После портрета Джиневры у Леонардо наступил период, наполненный темой Мадонны с младенцем. Приблизительно с 1476 по 1480 год (с двадцати четырех до двадцати восьми лет) он создал серию этюдов на эту тему.
Среди них следует назвать этюды к «Мадонне с младенцем и кошкой» и «Мадонне с младенцем и тарелкой фруктов». Они – как и все, что вышло из-под кисти Леонардо в этот период, – полны удивительной грации и непосредственности. Точность и наблюдательность художника сверхъестественны; не раз говорили и доказывали с помощью анализа его рисунков, где изображена струящаяся вода или бьющая крыльями птица, что Леонардо замечал такие детали, которые стало возможным выявить только после изобретения замедленной съемки. Усиление и ослабление линий сняли необходимость тщательного моделирования. Когда Леонардо накладывал тень, он делал это с помощью жесткой параллельной штриховки, идущей сверху вниз слева направо – естественное направление движения для художника-левши. (Рассматривая рисунки Возрождения, приписываемые Леонардо, эксперты прежде всего обращают внимание на тень: если штриховка идет не слева направо, у них тут же возникают серьезные сомнения в авторстве Леонардо.) В этот период он очень редко делал законченный рисунок.

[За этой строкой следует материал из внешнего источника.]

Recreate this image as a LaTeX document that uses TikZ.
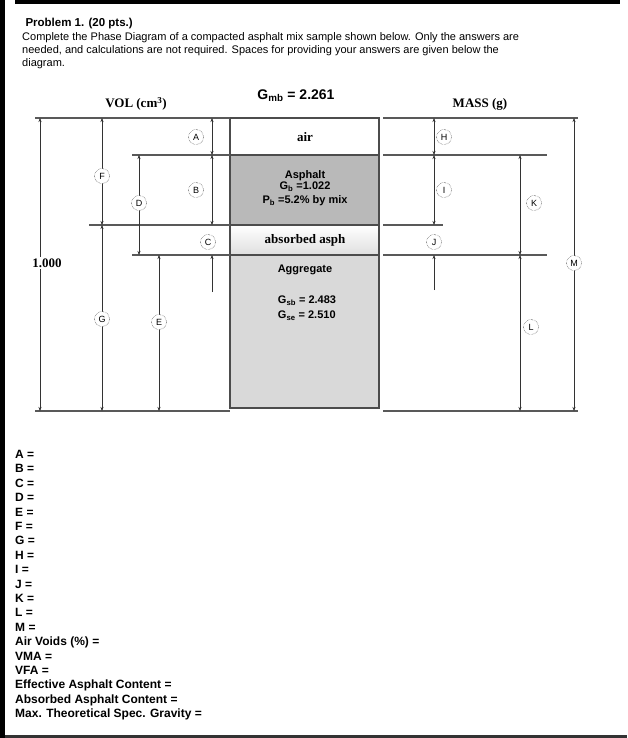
\documentclass[tikz,border=0pt]{standalone}
\usepackage{fontspec}
\setmainfont{Liberation Serif}
\setsansfont{Liberation Sans}
\usetikzlibrary{positioning}
\usetikzlibrary{arrows.meta}
\tikzset{>={Stealth[length=4pt,width=3pt]}}
\tikzset{dim/.style={<->,thin,black!80}}
\tikzset{level/.style={gray!70!black,line width=1.2pt}}
\tikzset{tag/.style={draw,circle,densely dotted,minimum size=15pt,inner sep=0pt,fill=white,font=\sffamily\fontsize{9}{9}\selectfont}}
\tikzset{phase/.style={draw=gray!60!black,line width=1.2pt}}
\tikzset{bsans/.style={font=\sffamily\bfseries\fontsize{11}{12}\selectfont}}
\tikzset{bserif/.style={font=\bfseries\fontsize{13}{14}\selectfont}}

\begin{document}
\begin{tikzpicture}[x=1pt,y=-1pt]
\useasboundingbox (0,0) rectangle (627,738);
\fill[black] (0,0) rectangle (5,738);
\fill[black] (15,0) rectangle (620,4);
\fill[black!80] (5,735) rectangle (627,738);

% text above the diagram
\node[anchor=base west,font=\sffamily\bfseries\fontsize{11.5}{12}\selectfont] (title) at (22,27) {Problem 1. (20 pts.)};
\node[anchor=north west,align=left,inner sep=0pt,font=\sffamily\fontsize{11}{13}\selectfont] (intro) at (22,32)
  {Complete the Phase Diagram of a compacted asphalt mix sample shown below. Only the answers are\\
   needed, and calculations are not required. Spaces for providing your answers are given below the\\
   diagram.};

% headings
\node[bserif] (vol) at (136,104) {VOL (cm\textsuperscript{3})};
\node[font=\sffamily\bfseries\fontsize{14}{14}\selectfont] (gmb) at (296,96) {G\textsubscript{mb} = 2.261};
\node[bserif] (mass) at (480,104) {MASS (g)};

% phases
\fill[white] (230,118) rectangle (379,155);
\fill[gray!55] (230,155) rectangle (379,225);
\shade[top color=white,bottom color=gray!25] (230,225) rectangle (379,255);
\fill[gray!30] (230,255) rectangle (379,408);
\draw[phase] (230,118) rectangle (379,408);
\foreach \y in {155,225,255} \draw[phase] (230,\y) -- (379,\y);

\node[bserif] (air) at (305,137) {air};
\node[bsans,align=center] (asph) at (305,188)
  {Asphalt\\[-1pt] G\textsubscript{b} =1.022\\[2pt] P\textsubscript{b} =5.2\% by mix};
\node[bserif] (absorb) at (305,240) {absorbed asph};
\node[bsans] (agg) at (305,270) {Aggregate};
\node[bsans,align=left] (gs) at (307,308) {G\textsubscript{sb} = 2.483\\[3pt] G\textsubscript{se} = 2.510};

% level lines
\draw[level] (35,118) -- (230,118);
\draw[level] (132,155) -- (230,155);
\draw[level] (89,225) -- (230,225);
\draw[level] (132,255) -- (230,255);
\draw[level] (35,411) -- (230,411);
\draw[level] (383,118) -- (578,118);
\draw[level] (383,155) -- (547,155);
\draw[level] (383,225) -- (443,225);
\draw[level] (383,255) -- (547,255);
\draw[level] (383,411) -- (578,411);

% dimension arrows
\foreach \n/\x/\ya/\yb in {one/40/118/411, F/102/118/225, D/139/155/255, A/212/118/155,
    B/212/155/225, G/102/225/411, E/159/255/411, H/434/118/155, I/434/155/225,
    K/520/155/255, L/520/255/411, M/574/118/411} {
  \coordinate (t\n) at (\x,\ya);
  \coordinate (b\n) at (\x,\yb);
  \draw[dim] (t\n) -- (b\n);
}
\coordinate (tC) at (212,255);
\coordinate (bC) at (212,292);
\draw[->,thin,black!80] (bC) -- (tC);
\coordinate (tJ) at (434,255);
\coordinate (bJ) at (434,290);
\draw[->,thin,black!80] (bJ) -- (tJ);

% labels
\node[fill=white,font=\bfseries\fontsize{13}{14}\selectfont,inner sep=2pt] (unit) at (47,263) {1.000};
\foreach \n/\x/\y in {A/196/137, B/196/190, C/208/242, D/139/203, E/159/322, F/102/176,
    G/102/319, H/444/137, I/444/190, J/434/242, K/534/203, L/531/327, M/574/263}
  \node[tag] (l\n) at (\x,\y) {\n};

% answer spaces
\node[anchor=north west,align=left,inner sep=0pt,font=\sffamily\bfseries\fontsize{12}{14.4}\selectfont] (answers) at (15,450)
  {A =\\ B =\\ C =\\ D =\\ E =\\ F =\\ G =\\ H =\\ I =\\ J =\\ K =\\ L =\\ M =\\
   Air Voids (\%) =\\ VMA =\\ VFA =\\ Effective Asphalt Content =\\
   Absorbed Asphalt Content =\\ Max. Theoretical Spec. Gravity =};
\end{tikzpicture}
\end{document}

Свобода линии и легкость пера Леонардо порождают вопрос: почему этой легкости нет в его живописных полотнах, изображающих Мадонн, которые, даже если абстрагироваться от позднейших тяжеловесных дорисовок и исправлений, все равно кажутся тяжелыми. Сэр Кеннет Кларк, который как раз и поставил этот вопрос, постарался дать на него ответ. В искусстве Кватроченто существовало две не связанные друг с другом традиции. Одна, представленная фра Филиппо и Боттичелли, считала красивой прихотливую и изящную линию; другая, к которой принадлежал учитель Леонардо Верроккьо, настаивала на научном подходе к изображаемому. По наклонностям Леонардо принадлежал к первой традиции, однако интеллект и выучка склоняли его ко второй. Большая часть его работы проходила в борьбе между свежестью и непосредственностью восприятия и требованиями разума. Он откладывал в сторону изящные наброски и думал, как ввести их в жесткие рамки глубоко продуманных систем. «Он наверняка был очень плодовитым рисовальщиком, – говорит Кларк, – но к тому времени, как он начинал писать маслом, у него как бы исчезал аппетит к избранному предмету, и картины оставались либо неоконченными, либо, как это случилось с «Мадонной Бенуа», как будто теряли свою внутреннюю силу – лишались этих спонтанных переливов, этого перехода одного движения в другое – того, что составляло глубочайший источник всего замысла».